Although Salvagni’s work is predominantly in interiors, he recalls in the book that “I knew I’d be an architect. I never considered anything else.” Indeed, he considers the architecture of a space to be paramount, stating that it “needs to be a piece of art.” For the living room of a New York apartment, for example, Salvagni created a marble fireplace with a curvaceous profile that echoes that of the base of the apartment building, which was designed by legendary architect Rosario Candela. In the master bedroom of an apartment in a historic Roman palazzo, he created arched openings that refer to 16th-century interiors and to the abstracted neoclassical architecture in Giorgio de Chirico’s paintings. Salvagni enlarged the living room of the spacious Rome apartment he shares with his wife and two children to accommodate furniture he designed, along with 20th-century pieces by Buzzi and Buffa and modern and contemporary art.

Salvagni's design for the octagonal foyer of this Palm Beach home (left) was influenced by the collonades by Gian Lorenzo Bernini in St. Peter's Square in Rome

Salvagni’s design for the dressing room of a Palm Beach home, at left, was influenced by Gian Lorenzo Bernini’s colonnades in St. Peter’s Square in Rome.

In 2013, the New York gallery Maison Gerard began to show Salvagni’s furniture and object designs. As Benoist F. Drut, the gallery’s owner, says in his foreword to the book, Salvagni is “truly a design couturier.” Two years later, Salvagni opened a gallery dedicated to these pieces, Achille Salvagni Atelier, in the Mayfair district of London (where the Salvagni family has recently relocated). His designs, which are made of luxurious materials like walnut, bronze, marble and lacquer, often incorporate abstracted historical narratives. The hand-stitched silk shade of his Lancea lamp, for example, was inspired by the voluminous skirt worn by Queen Elizabeth I in a late-16th-century portrait. For Salvagni, the ultimate compliment is when someone looks at one of his designs and asks whether it is contemporary or vintage.

Achille Salvagni Endeavour Staircase

The mosaics on the ambulatory vault of Rome’s Santa Costanza church, at left, inspired Salvagni’s design for this staircase, with its curved wooden panels and metallic-looking finish, in a Rossinavi superyacht.

Similar references occur in Salvagni’s interiors, like the curving staircase walls on the yacht Endeavour II, their glowing metallic finish inspired by the mosaics in a fourth-century Roman church. In a clean-lined apartment in a modern Palm Beach building, the dressing room’s closet doors allude to Gian Lorenzo Bernini’s colonnade in Saint Peter’s Square in Rome. “I like the tension between old and new, or past and present,” he has told me.

 inspiration for the fireplace in this New York pied-a-terre comes from the architecture of the Rosario Candela-designed building at 19 East 76th Street in Manhattan

The profile of the fireplace in a Manhattan pied-à-terre, at left, echoes the architecture of the Rosario Candela–designed building where the apartment is located.

Salvagni’s current projects include an apartment in London, an expansion of a townhouse in New York and a 475-foot, state-of-the-art yacht.
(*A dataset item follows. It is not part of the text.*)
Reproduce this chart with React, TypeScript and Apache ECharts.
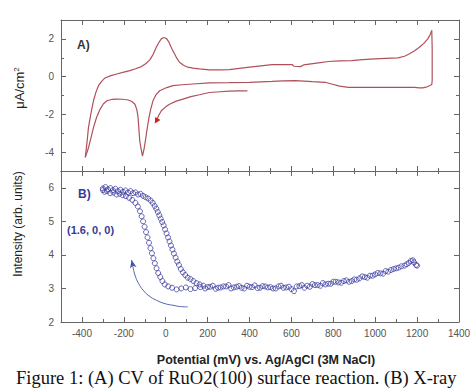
import React, { useEffect, useRef } from "react";
import * as echarts from "echarts";

// ---- Data ----
// Panel A: cyclic voltammogram, [potential mV, current µA/cm²]
const cvForward: number[][] = [
  [-384, -4.27], [-376, -3.5], [-369, -2.7], [-357, -1.95], [-345, -1.28], [-333, -0.82],
  [-321, -0.48], [-305, -0.24], [-290, -0.07], [-262, 0.05], [-234, 0.14], [-200, 0.24],
  [-171, 0.32], [-144, 0.42], [-116, 0.53], [-96, 0.68], [-76, 0.89], [-60, 1.18],
  [-45, 1.56], [-32, 1.82], [-21, 2.0], [-12, 2.06], [-5, 2.06], [5, 2.0], [15, 1.83],
  [28, 1.5], [42, 1.21], [54, 0.95], [66, 0.76], [85, 0.6], [105, 0.5], [130, 0.45],
  [161, 0.41], [208, 0.36], [260, 0.36], [303, 0.37], [400, 0.5], [508, 0.64], [603, 0.64],
  [612, 0.55], [643, 0.53], [658, 0.62], [720, 0.72], [777, 0.8], [830, 0.83], [887, 0.85],
  [940, 0.9], [998, 0.94], [1050, 0.97], [1109, 0.99], [1140, 1.08], [1164, 1.21],
  [1190, 1.38], [1211, 1.56], [1232, 1.76], [1251, 2.0], [1262, 2.22], [1270, 2.45],
];
const cvReverse: number[][] = [
  [1270, 2.45], [1272, 1.5], [1272, -0.2], [1270, -0.42], [1259, -0.48], [1243, -0.56],
  [1227, -0.6], [1210, -0.6], [1188, -0.57], [1000, -0.57], [872, -0.57], [830, -0.5],
  [792, -0.39], [761, -0.3], [700, -0.27], [619, -0.21], [560, -0.22], [508, -0.25],
  [400, -0.3], [303, -0.32], [208, -0.33], [129, -0.39], [80, -0.43], [34, -0.48],
  [5, -0.58], [-29, -0.75], [-46, -0.95], [-61, -1.28], [-71, -1.7], [-80, -2.17],
  [-88, -2.7], [-95, -3.24], [-103, -3.8], [-111, -4.21], [-118, -3.8], [-124, -3.41],
  [-128, -2.8], [-132, -2.17], [-138, -1.75], [-147, -1.46], [-162, -1.32], [-179, -1.24],
  [-205, -1.2], [-234, -1.19], [-258, -1.21], [-281, -1.28], [-298, -1.45], [-313, -1.72],
  [-330, -2.15], [-345, -2.7], [-357, -3.25], [-369, -3.77], [-377, -4.05], [-384, -4.27],
];
const cvInitial: number[][] = [
  [-45, -2.35], [-33, -2.05], [-21, -1.81], [0, -1.6], [18, -1.46], [50, -1.3], [82, -1.19],
  [120, -1.06], [161, -0.96], [208, -0.84], [260, -0.8], [303, -0.77], [350, -0.76], [390, -0.75],
];

// Panel B: X-ray intensity at (1.6, 0, 0), [potential mV, intensity]
const xrayScanUp: number[][] = [
  [-300, 5.98], [-288, 6.02], [-276, 5.95], [-264, 5.99], [-252, 5.93], [-240, 5.97],
  [-228, 5.9], [-216, 5.94], [-204, 5.88], [-192, 5.92], [-180, 5.86], [-168, 5.9],
  [-156, 5.84], [-144, 5.86], [-132, 5.8], [-120, 5.82], [-108, 5.76], [-96, 5.72],
  [-84, 5.68], [-72, 5.62], [-62, 5.55], [-53, 5.46], [-45, 5.38], [-38, 5.28],
  [-31, 5.18], [-24, 5.08], [-17, 4.98], [-10, 4.88], [-3, 4.76], [4, 4.64], [11, 4.52],
  [18, 4.4], [25, 4.28], [32, 4.16], [39, 4.04], [47, 3.92], [55, 3.8], [63, 3.7],
  [72, 3.58], [82, 3.48], [93, 3.4], [105, 3.32], [118, 3.28], [132, 3.22], [147, 3.16],
  [162, 3.12], [180, 3.08], [200, 3.04], [225, 3.08], [250, 3.02], [275, 3.06], [300, 3.1],
  [325, 3.03], [350, 3.07], [375, 3.0], [400, 3.05], [425, 3.09], [450, 3.02], [475, 3.06],
  [500, 3.04], [525, 3.0], [550, 3.08], [575, 3.03], [600, 2.98], [625, 3.06], [650, 3.1],
  [675, 3.08], [700, 3.13], [725, 3.1], [750, 3.16], [775, 3.14], [800, 3.2], [825, 3.18],
  [850, 3.22], [875, 3.2], [900, 3.27], [925, 3.3], [950, 3.34], [975, 3.38], [1000, 3.42],
  [1025, 3.45], [1050, 3.52], [1075, 3.55], [1100, 3.6], [1125, 3.66], [1150, 3.72],
  [1170, 3.82], [1185, 3.78], [1200, 3.68],
];
const xrayScanDown: number[][] = [
  [1195, 3.7], [1180, 3.84], [1160, 3.76], [1140, 3.68], [1112, 3.62], [1088, 3.58],
  [1062, 3.5], [1038, 3.44], [1012, 3.46], [988, 3.38], [962, 3.32], [938, 3.36],
  [912, 3.26], [888, 3.22], [862, 3.24], [838, 3.17], [812, 3.2], [788, 3.14], [762, 3.12],
  [738, 3.08], [712, 3.1], [688, 3.05], [662, 3.02], [638, 3.07], [612, 2.92], [588, 3.05],
  [562, 3.02], [538, 3.06], [512, 3.0], [488, 3.03], [462, 3.07], [438, 3.01], [412, 3.04],
  [388, 3.08], [362, 3.02], [338, 3.05], [312, 3.0], [288, 3.06], [262, 3.03], [238, 2.99],
  [212, 3.05], [188, 3.0], [165, 3.04], [140, 3.01], [118, 2.98], [96, 3.03], [74, 3.0],
  [52, 2.97], [30, 3.02], [12, 3.06], [-5, 3.12], [-16, 3.22], [-26, 3.34], [-36, 3.46],
  [-44, 3.6], [-52, 3.75], [-59, 3.9], [-66, 4.05], [-73, 4.2], [-80, 4.36], [-87, 4.52],
  [-94, 4.68], [-101, 4.84], [-108, 5.0], [-115, 5.15], [-123, 5.3], [-133, 5.44],
  [-145, 5.55], [-160, 5.64], [-175, 5.7], [-190, 5.75], [-205, 5.78], [-220, 5.82],
  [-235, 5.8], [-250, 5.86], [-265, 5.84], [-280, 5.9], [-292, 5.88], [-300, 5.93],
];
const sweepGuide: number[][] = [
  [-163, 3.85], [-155, 3.6], [-147, 3.4], [-130, 3.15], [-108, 2.95], [-80, 2.78],
  [-45, 2.65], [0, 2.54], [34, 2.5], [70, 2.46], [105, 2.45],
];

// Axis ticks
const xMajorTicks = [-400, -200, 0, 200, 400, 600, 800, 1000, 1200, 1400];
const xMinorTicks = [-500, -300, -100, 100, 300, 500, 700, 900, 1100, 1300];
const yTopMajor = [-4, -2, 0, 2];
const yTopMinor = [-5, -3, -1, 1, 3];
const yBottomMajor = [2, 3, 4, 5, 6];
const yBottomMinor: number[] = [];

const AXIS_COLOR = "#666";
const LABEL_COLOR = "#555";
const FONT = "Liberation Sans, Arial, sans-serif";

function makeAxis(
  kind: "x" | "y",
  gridIndex: number,
  position: string,
  min: number,
  max: number,
  ticks: number[],
  tickLen: number,
  showLine: boolean,
  labels: number[] | null
) {
  return {
    type: "value",
    gridIndex,
    position,
    min,
    max,
    scale: true,
    splitLine: { show: false },
    axisLine: { show: showLine, onZero: false, lineStyle: { color: AXIS_COLOR, width: 1 } },
    axisTick: {
      show: ticks.length > 0,
      inside: true,
      length: tickLen,
      customValues: ticks,
      lineStyle: { color: AXIS_COLOR, width: 1 },
    },
    axisLabel: labels
      ? {
          show: true,
          customValues: labels,
          formatter: (v: number) => String(v),
          color: LABEL_COLOR,
          fontSize: 10,
          fontFamily: FONT,
          margin: kind === "x" ? 6 : 7,
        }
      : { show: false },
  };
}

export default function App() {
  const ref = useRef<HTMLDivElement>(null);
  useEffect(() => {
    if (!ref.current) return;
    const chart = echarts.init(ref.current, null, { renderer: "svg" });

    const xAxes = [
      // grid 0
      makeAxis("x", 0, "bottom", -500, 1400, xMajorTicks, 5, true, null),
      makeAxis("x", 0, "bottom", -500, 1400, xMinorTicks, 3, false, null),
      makeAxis("x", 0, "top", -500, 1400, xMajorTicks, 5, true, null),
      makeAxis("x", 0, "top", -500, 1400, xMinorTicks, 3, false, null),
      // grid 1
      makeAxis("x", 1, "bottom", -500, 1400, xMajorTicks, 5, true, xMajorTicks),
      makeAxis("x", 1, "bottom", -500, 1400, xMinorTicks, 3, false, null),
      makeAxis("x", 1, "top", -500, 1400, xMajorTicks, 5, true, null),
      makeAxis("x", 1, "top", -500, 1400, xMinorTicks, 3, false, null),
    ];
    const yAxes = [
      makeAxis("y", 0, "left", -5, 3, yTopMajor, 5, true, yTopMajor),
      makeAxis("y", 0, "left", -5, 3, yTopMinor, 3, false, null),
      makeAxis("y", 0, "right", -5, 3, yTopMajor, 5, true, null),
      makeAxis("y", 0, "right", -5, 3, yTopMinor, 3, false, null),
      makeAxis("y", 1, "left", 2, 6.5, yBottomMajor, 5, true, yBottomMajor),
      makeAxis("y", 1, "left", 2, 6.5, yBottomMinor, 3, false, null),
      makeAxis("y", 1, "right", 2, 6.5, yBottomMajor, 5, true, null),
      makeAxis("y", 1, "right", 2, 6.5, yBottomMinor, 3, false, null),
    ];

    const red = "#b0505a";
    const blue = "#3f3fa0";

    chart.setOption({
      animation: false,
      backgroundColor: "#ffffff",
      grid: [
        { left: 61, top: 20, width: 398, height: 151 },
        { left: 61, top: 171, width: 398, height: 151 },
      ],
      xAxis: xAxes,
      yAxis: yAxes,
      series: [
        {
          type: "line",
          xAxisIndex: 0,
          yAxisIndex: 0,
          data: cvForward,
          showSymbol: false,
          symbol: "none",
          lineStyle: { color: red, width: 1.2 },
        },
        {
          type: "line",
          xAxisIndex: 0,
          yAxisIndex: 0,
          data: cvReverse,
          showSymbol: false,
          symbol: "none",
          lineStyle: { color: red, width: 1.2 },
        },
        {
          type: "line",
          xAxisIndex: 0,
          yAxisIndex: 0,
          data: cvInitial.map((p, i) =>
            i === 0
              ? { value: p, symbol: "triangle", symbolSize: 6, symbolRotate: 150, itemStyle: { color: "#d02020" } }
              : { value: p, symbol: "none" }
          ),
          showSymbol: true,
          lineStyle: { color: red, width: 1.2 },
          itemStyle: { color: "#d02020" },
        },
        {
          type: "scatter",
          xAxisIndex: 4,
          yAxisIndex: 4,
          data: xrayScanUp,
          symbol: "circle",
          symbolSize: 5,
          itemStyle: { color: "rgba(255,255,255,0)", borderColor: blue, borderWidth: 1 },
        },
        {
          type: "scatter",
          xAxisIndex: 4,
          yAxisIndex: 4,
          data: xrayScanDown,
          symbol: "circle",
          symbolSize: 5,
          itemStyle: { color: "rgba(255,255,255,0)", borderColor: blue, borderWidth: 1 },
        },
        {
          type: "line",
          xAxisIndex: 4,
          yAxisIndex: 4,
          data: sweepGuide.map((p, i) =>
            i === 0
              ? { value: p, symbol: "arrow", symbolSize: [5, 8], symbolRotate: 12 }
              : { value: p, symbol: "none" }
          ),
          showSymbol: true,
          smooth: true,
          lineStyle: { color: "#5566b0", width: 1 },
          itemStyle: { color: "#4455a8" },
        },
      ],
      graphic: [
        {
          type: "text",
          x: 77,
          y: 45,
          style: { text: "A)", fill: "#333", font: `bold 12px ${FONT}`, verticalAlign: "middle" },
        },
        {
          type: "text",
          x: 78,
          y: 194,
          style: { text: "B)", fill: "#3a3a9a", font: `bold 12px ${FONT}`, verticalAlign: "middle" },
        },
        {
          type: "text",
          x: 67,
          y: 230,
          style: { text: "(1.6, 0, 0)", fill: "#3a3a9a", font: `bold 11px ${FONT}`, verticalAlign: "middle" },
        },
        {
          type: "text",
          x: 19,
          y: 88,
          rotation: Math.PI / 2,
          style: {
            text: "μA/cm{sup|2}",
            fill: "#222",
            font: `13px ${FONT}`,
            align: "center",
            verticalAlign: "middle",
            rich: { sup: { fontSize: 8, verticalAlign: "top", padding: [0, 0, 6, 0], fill: "#222" } },
          },
        },
        {
          type: "text",
          x: 18,
          y: 224,
          rotation: Math.PI / 2,
          style: {
            text: "Intensity (arb. units)",
            fill: "#222",
            font: `12px ${FONT}`,
            align: "center",
            verticalAlign: "middle",
          },
        },
        {
          type: "text",
          x: 266,
          y: 360,
          style: {
            text: "Potential (mV) vs. Ag/AgCl (3M NaCl)",
            fill: "#222",
            font: `bold 12.5px ${FONT}`,
            align: "center",
            verticalAlign: "middle",
          },
        },
        {
          type: "text",
          x: 16,
          y: 387,
          style: {
            text: "Figure 1: (A) CV of RuO2(100) surface reaction. (B) X-ray",
            fill: "#111",
            font: `18.5px "Liberation Serif", "Times New Roman", serif`,
            align: "left",
            verticalAlign: "bottom",
          },
        },
      ],
    });
    return () => chart.dispose();
  }, []);

  return <div ref={ref} style={{ width: 474, height: 388, position: "absolute", left: 0, top: 0 }} />;
}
Shaped like a giant canoe, the vessel features a living room with a fireplace in the round, teak “stalactites” hanging from the ceiling and a silk carpet evocative of drifting desert sands that was, he says, “inspired by a primitive cave.” These could be the subject of another book. But for now, Achille Salvagni offers a far-ranging look at the architect’s design philosophy and working methods. As he says, “It explains my life and my vision.”

Achille Salvagni’s Quick Picks

“The simple, utilitarian form of this desk, which incorporates wonderful leather pockets, merges campaign-style furniture with the French International Style movement of the nineteen forties.”

“I love this desk’s warm, happy pop of orange, and its nineteen seventies boomerang shape. This joyful statement piece can stand alone or be a counterpoint to more-subdued pieces.”

“I have always been attracted to ironic and crazy shapes, and this sofa offers a sense of whimsy and imagination. Its curvaceous edge is imbued with both a sense of tradition and newness, rooted in a modern Italian aesthetic but with the irreverence of an Elvis song.”

“Maison Leleu has always been an inspiration to me. They were dynamic and able to be traditional or of the moment. Masters of pattern, they were always daring with colors. The traditional Hellenic key pattern was reimagined for this carpet’s contemporary form — one that still holds up today. The round shape draws people in, making it perfect for a dining room or conversation area.”

“I love this Ponti flatware for its simple elegance. It works equally well for everyday use and for special occasions. It reminds me of a work inspired by a cut fennel stem by Roberto Sambonet, whom I had the pleasure to meet in his Milan atelier when I was twenty-three.”

“I am completely intrigued by the retro-futuristic and space exploration. Pieces like this Max Ingrand lamp, with its purity of imagination, blends perfectly with antique, vintage or contemporary pieces.”

“A coffee table in the pure French tradition: a chic and timeless exercise in taste and vision”

“Parchment, an ancient material, was elevated from the mundane to the artistic by forward-thinking Italian designers of the twentieth century like Borsani.”

“These ceramic handles are jewelry for your furniture or doors. Beautifully abstract, they are like uncut gems or precious shells worn down by the waves.”

“More and more designers — myself included — are exploring the uses of glass. And this vintage piece, attributed to Barovier & Toso, one of the oldest family-owned Murano glassmakers, demonstrates the transcendent quality of the medium, reflecting the intricate beauty of nature. They would add an ephemeral, feminine touch to any space.”